Toronto library chair defends multilingual collection

The chair of the Toronto Public Library board defended the circulation of foreign-language books and DVDs after the city's budget chief questioned their value.

The chair of the Toronto Public Library board defended the circulation of foreign-language books and DVDs after their value was questioned by the city's budget chief.

Coun. Paul Ainslie, chair of the TPL board, said Wednesday that non-English materials are vital for Toronto's changing demographics.

"They are an excellent resource tool for people to acclimatize themselves to the city of Toronto, […] to learn English as a second language, for example," Ainslie said.

"It goes a long way to helping them integrate into our city."

Coun.

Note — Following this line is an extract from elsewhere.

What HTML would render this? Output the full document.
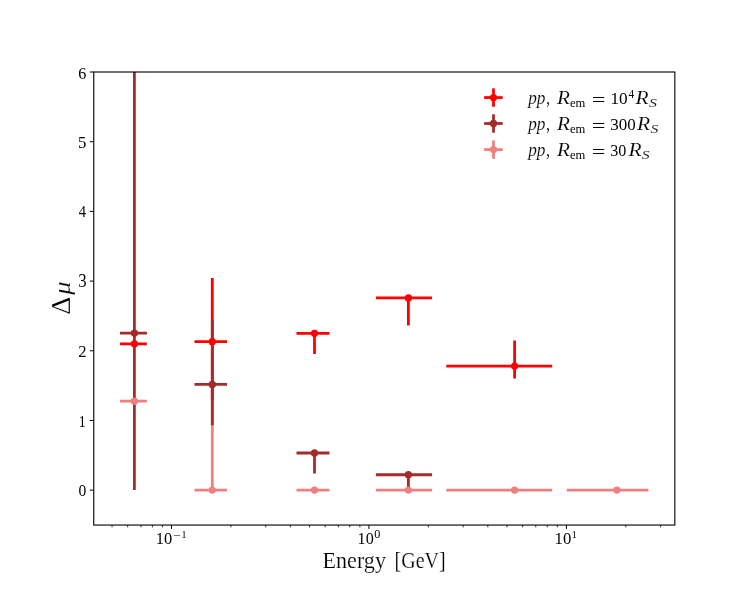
<!DOCTYPE html>
<html lang="en"><head><meta charset="utf-8"><title>Delta mu vs Energy</title>
<style>html,body{margin:0;padding:0;background:#fff;}body{width:750px;height:600px;overflow:hidden;}svg{display:block;}text{font-family:"Liberation Serif","DejaVu Serif",serif;fill:#000;}.th{stroke:#fff;stroke-width:0.008em;paint-order:fill stroke;}.it{font-style:italic;}</style></head><body>
<svg width="750" height="600" viewBox="0 0 750 600">
<rect width="750" height="600" fill="#fff"/>
<defs><clipPath id="ax"><rect x="93.75" y="72.0" width="581.1" height="453.04999999999995"/></clipPath></defs>
<g clip-path="url(#ax)" fill="none">
<g stroke="#f08080" stroke-width="2.78">
<line x1="120.0" y1="401.2" x2="146.9" y2="401.2"/>
<line x1="194.5" y1="490.1" x2="227.0" y2="490.1"/>
<line x1="212.3" y1="380.0" x2="212.3" y2="490.1"/>
<line x1="296.5" y1="490.1" x2="329.5" y2="490.1"/>
<line x1="375.9" y1="490.1" x2="432.1" y2="490.1"/>
<line x1="446.3" y1="490.1" x2="552.2" y2="490.1"/>
<line x1="566.8" y1="490.1" x2="648.4" y2="490.1"/>
</g>
<g stroke="#ff0000" stroke-width="2.78">
<line x1="120.0" y1="343.8" x2="146.9" y2="343.8"/>
<line x1="194.5" y1="341.7" x2="227.0" y2="341.7"/>
<line x1="212.3" y1="278.0" x2="212.3" y2="400.0"/>
<line x1="296.5" y1="333.3" x2="329.5" y2="333.3"/>
<line x1="314.5" y1="333.3" x2="314.5" y2="354.0"/>
<line x1="375.9" y1="297.9" x2="432.1" y2="297.9"/>
<line x1="408.4" y1="297.9" x2="408.4" y2="325.5"/>
<line x1="446.3" y1="366.1" x2="552.2" y2="366.1"/>
<line x1="514.6" y1="340.5" x2="514.6" y2="378.4"/>
</g>
<g stroke="#a52a2a" stroke-width="2.78">
<line x1="120.0" y1="333.1" x2="146.9" y2="333.1"/>
<line x1="134.4" y1="20.0" x2="134.4" y2="490.1"/>
<line x1="194.5" y1="384.4" x2="227.0" y2="384.4"/>
<line x1="212.3" y1="320.3" x2="212.3" y2="425.3"/>
<line x1="296.5" y1="453.0" x2="329.5" y2="453.0"/>
<line x1="314.5" y1="453.0" x2="314.5" y2="473.5"/>
<line x1="375.9" y1="474.75" x2="432.1" y2="474.75"/>
<line x1="408.4" y1="474.75" x2="408.4" y2="490.1"/>
</g>
<g fill="#ff0000" stroke="none">
<circle cx="134.4" cy="343.8" r="3.65"/>
<circle cx="212.3" cy="341.7" r="3.65"/>
<circle cx="314.5" cy="333.3" r="3.65"/>
<circle cx="408.4" cy="297.9" r="3.65"/>
<circle cx="514.6" cy="366.1" r="3.65"/>
</g>
<g fill="#a52a2a" stroke="none">
<circle cx="134.4" cy="333.1" r="3.65"/>
<circle cx="212.3" cy="384.4" r="3.65"/>
<circle cx="314.5" cy="453.0" r="3.65"/>
<circle cx="408.4" cy="474.75" r="3.65"/>
</g>
<g fill="#f08080" stroke="none">
<circle cx="134.4" cy="401.2" r="3.65"/>
<circle cx="212.3" cy="490.1" r="3.65"/>
<circle cx="314.5" cy="490.1" r="3.65"/>
<circle cx="408.4" cy="490.1" r="3.65"/>
<circle cx="514.6" cy="490.1" r="3.65"/>
<circle cx="616.9" cy="490.1" r="3.65"/>
</g>
</g>
<rect x="93.75" y="72.0" width="581.1" height="453.04999999999995" fill="none" stroke="#000" stroke-width="1.11"/>
<g stroke="#000" stroke-width="1.0">
<line x1="171.50" y1="525.05" x2="171.50" y2="528.9499999999999"/>
<line x1="368.95" y1="525.05" x2="368.95" y2="528.9499999999999"/>
<line x1="566.40" y1="525.05" x2="566.40" y2="528.9499999999999"/>
<line x1="112.06" y1="525.05" x2="112.06" y2="527.3499999999999" stroke-width="0.8"/>
<line x1="127.70" y1="525.05" x2="127.70" y2="527.3499999999999" stroke-width="0.8"/>
<line x1="140.91" y1="525.05" x2="140.91" y2="527.3499999999999" stroke-width="0.8"/>
<line x1="152.37" y1="525.05" x2="152.37" y2="527.3499999999999" stroke-width="0.8"/>
<line x1="162.47" y1="525.05" x2="162.47" y2="527.3499999999999" stroke-width="0.8"/>
<line x1="230.94" y1="525.05" x2="230.94" y2="527.3499999999999" stroke-width="0.8"/>
<line x1="265.71" y1="525.05" x2="265.71" y2="527.3499999999999" stroke-width="0.8"/>
<line x1="290.38" y1="525.05" x2="290.38" y2="527.3499999999999" stroke-width="0.8"/>
<line x1="309.51" y1="525.05" x2="309.51" y2="527.3499999999999" stroke-width="0.8"/>
<line x1="325.15" y1="525.05" x2="325.15" y2="527.3499999999999" stroke-width="0.8"/>
<line x1="338.36" y1="525.05" x2="338.36" y2="527.3499999999999" stroke-width="0.8"/>
<line x1="349.82" y1="525.05" x2="349.82" y2="527.3499999999999" stroke-width="0.8"/>
<line x1="359.92" y1="525.05" x2="359.92" y2="527.3499999999999" stroke-width="0.8"/>
<line x1="428.39" y1="525.05" x2="428.39" y2="527.3499999999999" stroke-width="0.8"/>
<line x1="463.16" y1="525.05" x2="463.16" y2="527.3499999999999" stroke-width="0.8"/>
<line x1="487.83" y1="525.05" x2="487.83" y2="527.3499999999999" stroke-width="0.8"/>
<line x1="506.96" y1="525.05" x2="506.96" y2="527.3499999999999" stroke-width="0.8"/>
<line x1="522.60" y1="525.05" x2="522.60" y2="527.3499999999999" stroke-width="0.8"/>
<line x1="535.81" y1="525.05" x2="535.81" y2="527.3499999999999" stroke-width="0.8"/>
<line x1="547.27" y1="525.05" x2="547.27" y2="527.3499999999999" stroke-width="0.8"/>
<line x1="557.37" y1="525.05" x2="557.37" y2="527.3499999999999" stroke-width="0.8"/>
<line x1="625.84" y1="525.05" x2="625.84" y2="527.3499999999999" stroke-width="0.8"/>
<line x1="660.61" y1="525.05" x2="660.61" y2="527.3499999999999" stroke-width="0.8"/>
<line x1="93.75" y1="490.15" x2="89.85" y2="490.15"/>
<line x1="93.75" y1="420.46" x2="89.85" y2="420.46"/>
<line x1="93.75" y1="350.77" x2="89.85" y2="350.77"/>
<line x1="93.75" y1="281.08" x2="89.85" y2="281.08"/>
<line x1="93.75" y1="211.39" x2="89.85" y2="211.39"/>
<line x1="93.75" y1="141.70" x2="89.85" y2="141.70"/>
<line x1="93.75" y1="72.01" x2="89.85" y2="72.01"/>
</g>
<text font-size="16" transform="translate(78.61,496.43) scale(0.9714,1.0818)">0</text>
<text font-size="16" transform="translate(78.79,426.80) scale(0.8727,1.0762)">1</text>
<text font-size="16" transform="translate(78.32,356.80) scale(1.0462,1.0952)">2</text>
<text font-size="16" transform="translate(78.32,287.02) scale(1.0462,1.1163)">3</text>
<text font-size="16" transform="translate(78.87,216.80) scale(0.9067,1.0286)">4</text>
<text font-size="16" transform="translate(78.05,147.83) scale(1.0462,1.0977)">5</text>
<text font-size="16" transform="translate(78.34,78.63) scale(1.0074,1.0977)">6</text>
<text font-size="16" transform="translate(155.76,544.34) scale(1.0286,1.0364)">10</text>
<text font-size="11" transform="translate(172.68,538.50) scale(1.2381,1.0000)">−</text>
<text font-size="11" transform="translate(181.39,537.70) scale(0.9067,1.0069)">1</text>
<text font-size="16" transform="translate(357.59,544.34) scale(1.0071,1.0364)">10</text>
<text font-size="11" transform="translate(374.24,538.40) scale(1.1111,1.1448)">0</text>
<text font-size="16" transform="translate(554.54,544.34) scale(1.0429,1.0364)">10</text>
<text font-size="11" transform="translate(571.69,537.60) scale(0.9067,1.0345)">1</text>
<text class="th" font-size="22.5" transform="translate(322.56,568.40) scale(0.9820,1.0102)">Energy</text>
<text class="th" font-size="22.5" transform="translate(394.54,568.40) scale(0.8889,1.0032)">[GeV]</text>
<text class="it th" font-size="18" transform="translate(528.16,103.80) scale(0.9622,1.0000)">pp</text>
<text font-size="18" transform="translate(546.20,103.80) scale(0.8000,1.0000)">,</text>
<text class="it th" font-size="18" transform="translate(557.10,103.80) scale(1.1721,1.0213)">R</text>
<text font-size="12" transform="translate(569.98,106.90) scale(1.0500,1.0000)">em</text>
<text font-size="18" transform="translate(591.65,105.90) scale(1.3455,1.0667)">=</text>
<text font-size="17.5" transform="translate(610.52,103.80) scale(0.9836,0.9872)">10</text>
<text font-size="12" transform="translate(628.46,97.90) scale(0.9455,1.0500)">4</text>
<text class="it th" font-size="18" transform="translate(635.60,103.80) scale(1.1907,1.0213)">R</text>
<text class="it th" font-size="12.5" transform="translate(648.88,106.90) scale(1.2696,1.0545)">S</text>
<text class="it th" font-size="18" transform="translate(528.16,129.80) scale(0.9622,1.0000)">pp</text>
<text font-size="18" transform="translate(546.20,129.80) scale(0.8000,1.0000)">,</text>
<text class="it th" font-size="18" transform="translate(557.10,129.80) scale(1.1721,1.0213)">R</text>
<text font-size="12" transform="translate(569.98,132.90) scale(1.0500,1.0000)">em</text>
<text font-size="18" transform="translate(591.65,131.90) scale(1.3455,1.0667)">=</text>
<text font-size="17.5" transform="translate(610.27,129.80) scale(0.9697,0.9872)">300</text>
<text class="it th" font-size="18" transform="translate(637.00,129.80) scale(1.1907,1.0213)">R</text>
<text class="it th" font-size="12.5" transform="translate(650.38,132.90) scale(1.2696,1.0545)">S</text>
<text class="it th" font-size="18" transform="translate(528.16,155.85) scale(0.9622,1.0000)">pp</text>
<text font-size="18" transform="translate(546.20,155.85) scale(0.8000,1.0000)">,</text>
<text class="it th" font-size="18" transform="translate(557.10,155.85) scale(1.1721,1.0213)">R</text>
<text font-size="12" transform="translate(569.98,158.95) scale(1.0500,1.0000)">em</text>
<text font-size="18" transform="translate(591.65,157.95) scale(1.3455,1.0667)">=</text>
<text font-size="17.5" transform="translate(610.31,155.85) scale(0.9188,0.9872)">30</text>
<text class="it th" font-size="18" transform="translate(628.50,155.85) scale(1.1907,1.0213)">R</text>
<text class="it th" font-size="12.5" transform="translate(641.68,158.95) scale(1.2696,1.0545)">S</text>
<text class="th" font-size="25" transform="translate(69.5,313.7) rotate(-90) translate(-1.13,0) scale(1.1298,1.0788)">Δ</text>
<text class="it th" font-size="23" transform="translate(69.5,294.7) rotate(-90) translate(-0.00,0) scale(1.1535,1.0000)">μ</text>
<g stroke="#ff0000" stroke-width="2.78"><line x1="484.1" y1="97.55" x2="502.7" y2="97.55"/><line x1="493.5" y1="88.35" x2="493.5" y2="106.75"/></g><circle cx="493.5" cy="97.55" r="3.65" fill="#ff0000"/>
<g stroke="#a52a2a" stroke-width="2.78"><line x1="484.1" y1="123.5" x2="502.7" y2="123.5"/><line x1="493.5" y1="114.3" x2="493.5" y2="132.7"/></g><circle cx="493.5" cy="123.5" r="3.65" fill="#a52a2a"/>
<g stroke="#f08080" stroke-width="2.78"><line x1="484.1" y1="149.6" x2="502.7" y2="149.6"/><line x1="493.5" y1="140.4" x2="493.5" y2="158.79999999999998"/></g><circle cx="493.5" cy="149.6" r="3.65" fill="#f08080"/>
</svg></body></html>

Mike Del Grande suggested that libraries might be able to preserve current library hours if fewer resources were spent on non-book material, in response to proposed cuts to library hours on Tuesday.

He also questioned spending on foreign-language books and DVDs.

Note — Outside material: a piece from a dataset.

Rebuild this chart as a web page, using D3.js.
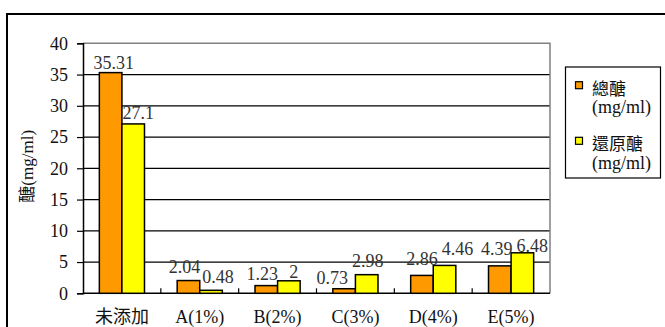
<!DOCTYPE html>
<html>
<head>
<meta charset="utf-8">
<script src="https://cdn.jsdelivr.net/npm/d3@7"></script>
<style>
  html, body { margin: 0; padding: 0; background: #fff; }
  svg { display: block; }
</style>
</head>
<body>
<svg id="chart" width="665" height="327"></svg>
<script>
// Sugar content by additive level
const categories = ["未添加", "A(1%)", "B(2%)", "C(3%)", "D(4%)", "E(5%)"];
const seriesNames = ["總醣", "還原醣"];
const seriesUnit = "(mg/ml)";
const totalSugar = [35.31, 2.04, 1.23, 0.73, 2.86, 4.39];
const reducingSugar = [27.1, 0.48, 2, 2.98, 4.46, 6.48];
const yTicks = [0, 5, 10, 15, 20, 25, 30, 35, 40];
const yTitle = "醣(mg/ml)";

const colors = ["#FF9900", "#FFFF00"];
const serif = "'Liberation Serif', 'Times New Roman', serif";
const cjk = "'Noto Sans CJK TC', 'Noto Sans CJK SC', sans-serif";
const mixed = "'Liberation Serif', 'Noto Sans CJK TC', serif";

const svg = d3.select("#chart");

// Outer chart frame
svg.append("rect")
  .attr("x", 7).attr("y", 14)
  .attr("width", 700).attr("height", 400)
  .attr("fill", "none").attr("stroke", "#000").attr("stroke-width", 2);

const plot = { left: 83, right: 550, top: 43.3, bottom: 293.3 };

const x0 = d3.scaleBand()
  .domain(categories)
  .range([plot.left, plot.right])
  .paddingInner(0.42)
  .paddingOuter(0.21);

const x1 = d3.scaleBand()
  .domain([0, 1])
  .range([0, x0.bandwidth()]);

const y = d3.scaleLinear()
  .domain([0, 40])
  .range([plot.bottom, plot.top]);

// Horizontal gridlines
svg.append("g")
  .selectAll("line")
  .data(yTicks.filter(t => t > 0 && t < 40))
  .join("line")
  .attr("x1", plot.left).attr("x2", plot.right)
  .attr("y1", d => y(d)).attr("y2", d => y(d))
  .attr("stroke", "#000").attr("stroke-width", 1.2);

// Plot area border (top and right in grey)
svg.append("path")
  .attr("d", `M${plot.left},${y(40)}H${plot.right}V${plot.bottom}`)
  .attr("fill", "none").attr("stroke", "#808080").attr("stroke-width", 1.5);

// Y axis
const yAxis = svg.append("g")
  .attr("transform", `translate(${plot.left},0)`)
  .call(d3.axisLeft(y).tickValues(yTicks).tickSize(6).tickPadding(9));
yAxis.select(".domain").attr("stroke", "#000").attr("stroke-width", 1.5);
yAxis.selectAll(".tick line").attr("stroke", "#000").attr("stroke-width", 1.2);
yAxis.selectAll(".tick text")
  .attr("font-family", serif).attr("font-size", 18).attr("fill", "#111");

// X axis with category boundary ticks pointing inward
const xAxisG = svg.append("g");
xAxisG.append("line")
  .attr("x1", plot.left).attr("x2", plot.right)
  .attr("y1", plot.bottom).attr("y2", plot.bottom)
  .attr("stroke", "#000").attr("stroke-width", 1.5);
const step = x0.step();
xAxisG.selectAll("line.boundary")
  .data(d3.range(1, categories.length))
  .join("line")
  .attr("class", "boundary")
  .attr("x1", i => plot.left + i * step).attr("x2", i => plot.left + i * step)
  .attr("y1", plot.bottom).attr("y2", plot.bottom - 5)
  .attr("stroke", "#000").attr("stroke-width", 1.2);
xAxisG.selectAll("text")
  .data(categories)
  .join("text")
  .attr("x", d => x0(d) + x0.bandwidth() / 2)
  .attr("y", 323)
  .attr("text-anchor", "middle")
  .attr("font-family", mixed).attr("font-size", 18).attr("fill", "#111")
  .text(d => d);

// Y axis title
svg.append("text")
  .attr("transform", `translate(27,${(plot.top + plot.bottom) / 2 - 2}) rotate(-90)`)
  .attr("text-anchor", "middle")
  .attr("dominant-baseline", "central")
  .attr("font-family", mixed).attr("font-size", 17).attr("fill", "#111")
  .text(yTitle);

// Bars
const rows = categories.map((c, i) => ({ cat: c, vals: [totalSugar[i], reducingSugar[i]] }));
const groups = svg.append("g").selectAll("g")
  .data(rows)
  .join("g")
  .attr("transform", d => `translate(${x0(d.cat)},0)`);

groups.selectAll("rect")
  .data(d => d.vals.map((v, s) => ({ v, s })))
  .join("rect")
  .attr("x", d => x1(d.s))
  .attr("y", d => y(d.v))
  .attr("width", x1.bandwidth())
  .attr("height", d => y(0) - y(d.v))
  .attr("fill", d => colors[d.s])
  .attr("stroke", "#000").attr("stroke-width", 1.5);

// Value labels, nudged sideways/upward so neighbouring labels stay legible
const labelNudge = [
  [[3, 4], [5, 5]],
  [[-4, 8], [7, 7]],
  [[-4, 6], [5, 3]],
  [[-12, 5], [1, 8]],
  [[0, 10], [13, 10]],
  [[-3, 11], [10, 1]]
];
groups.selectAll("text")
  .data((d, i) => d.vals.map((v, s) => ({ v, s, n: labelNudge[i][s] })))
  .join("text")
  .attr("x", d => x1(d.s) + x1.bandwidth() / 2 + d.n[0])
  .attr("y", d => y(d.v) - d.n[1])
  .attr("text-anchor", "middle")
  .attr("font-family", serif).attr("font-size", 18).attr("fill", "#333")
  .text(d => d.v);

// Legend
const legend = svg.append("g");
legend.append("rect")
  .attr("x", 565.5).attr("y", 67)
  .attr("width", 95).attr("height", 111)
  .attr("fill", "#fff").attr("stroke", "#000").attr("stroke-width", 1.2);

const legendRows = [0, 1].map(s => ({ name: seriesNames[s], color: colors[s], top: s === 0 ? 81.7 : 137.3 }));
const li = legend.selectAll("g.item")
  .data(legendRows)
  .join("g").attr("class", "item");
li.append("rect")
  .attr("x", 575.5).attr("y", d => d.top)
  .attr("width", 7).attr("height", 7)
  .attr("fill", d => d.color).attr("stroke", "#000").attr("stroke-width", 1.2);
li.append("text")
  .attr("x", 592).attr("y", d => d.top + 13)
  .attr("font-family", cjk).attr("font-size", 17).attr("fill", "#111")
  .text(d => d.name);
li.append("text")
  .attr("x", 592).attr("y", d => d.top + 31.5)
  .attr("font-family", serif).attr("font-size", 18).attr("fill", "#111")
  .text(seriesUnit);
</script>
</body>
</html>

"What proportion of our budget should go for non-English movies and books?" said Del Grande in a widely publicized statement.

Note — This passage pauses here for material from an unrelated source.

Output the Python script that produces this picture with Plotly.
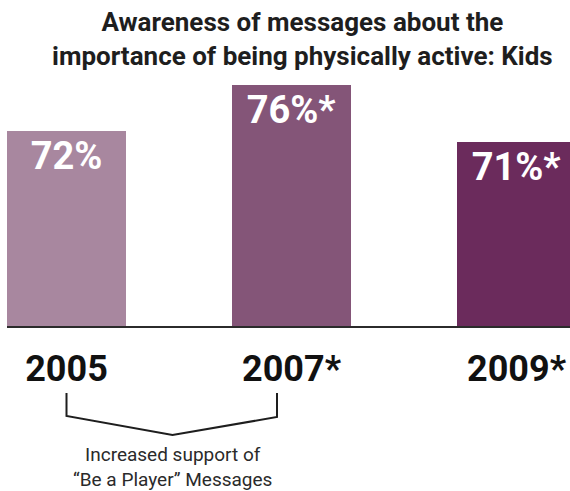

"An argument can be made that this is what makes the city great, but I would dare say our common language is English, we’re spending tons of money for ESL, should we not have a discussion of how much of the library budget should go for non-English resources?"

Forty languages represented at the library

According to the Toronto Public Library there are 40 languages represented in library materials.

English materials make up 88 per cent of the collections and French materials account for two per cent.

The multilingual collection, not including French, makes up nine per cent of all books, magazine and movies.

Materials for learning English as a second language, most of which are teaching aids, make up one per cent.

A spokesperson for the TPL said much of the multilingual collection is paid for by Citizenship and Immigration.

"Over the past two years they've provided $400,000 towards the collection," Anne Marie Aikins said in an email to CBC News.

Del Grande had also expressed concern for the library system becoming "a blockbuster," asking whether circulating copies of new movie releases like Pirates of the Caribbean was "core program or program creep?"

Ainslie said being able to borrow films and other forms of entertainment for free is one of the benefits that the busiest urban library system can offer.

According to the library, DVDs, including documentaries, make up five per cent of the total collection in all languages.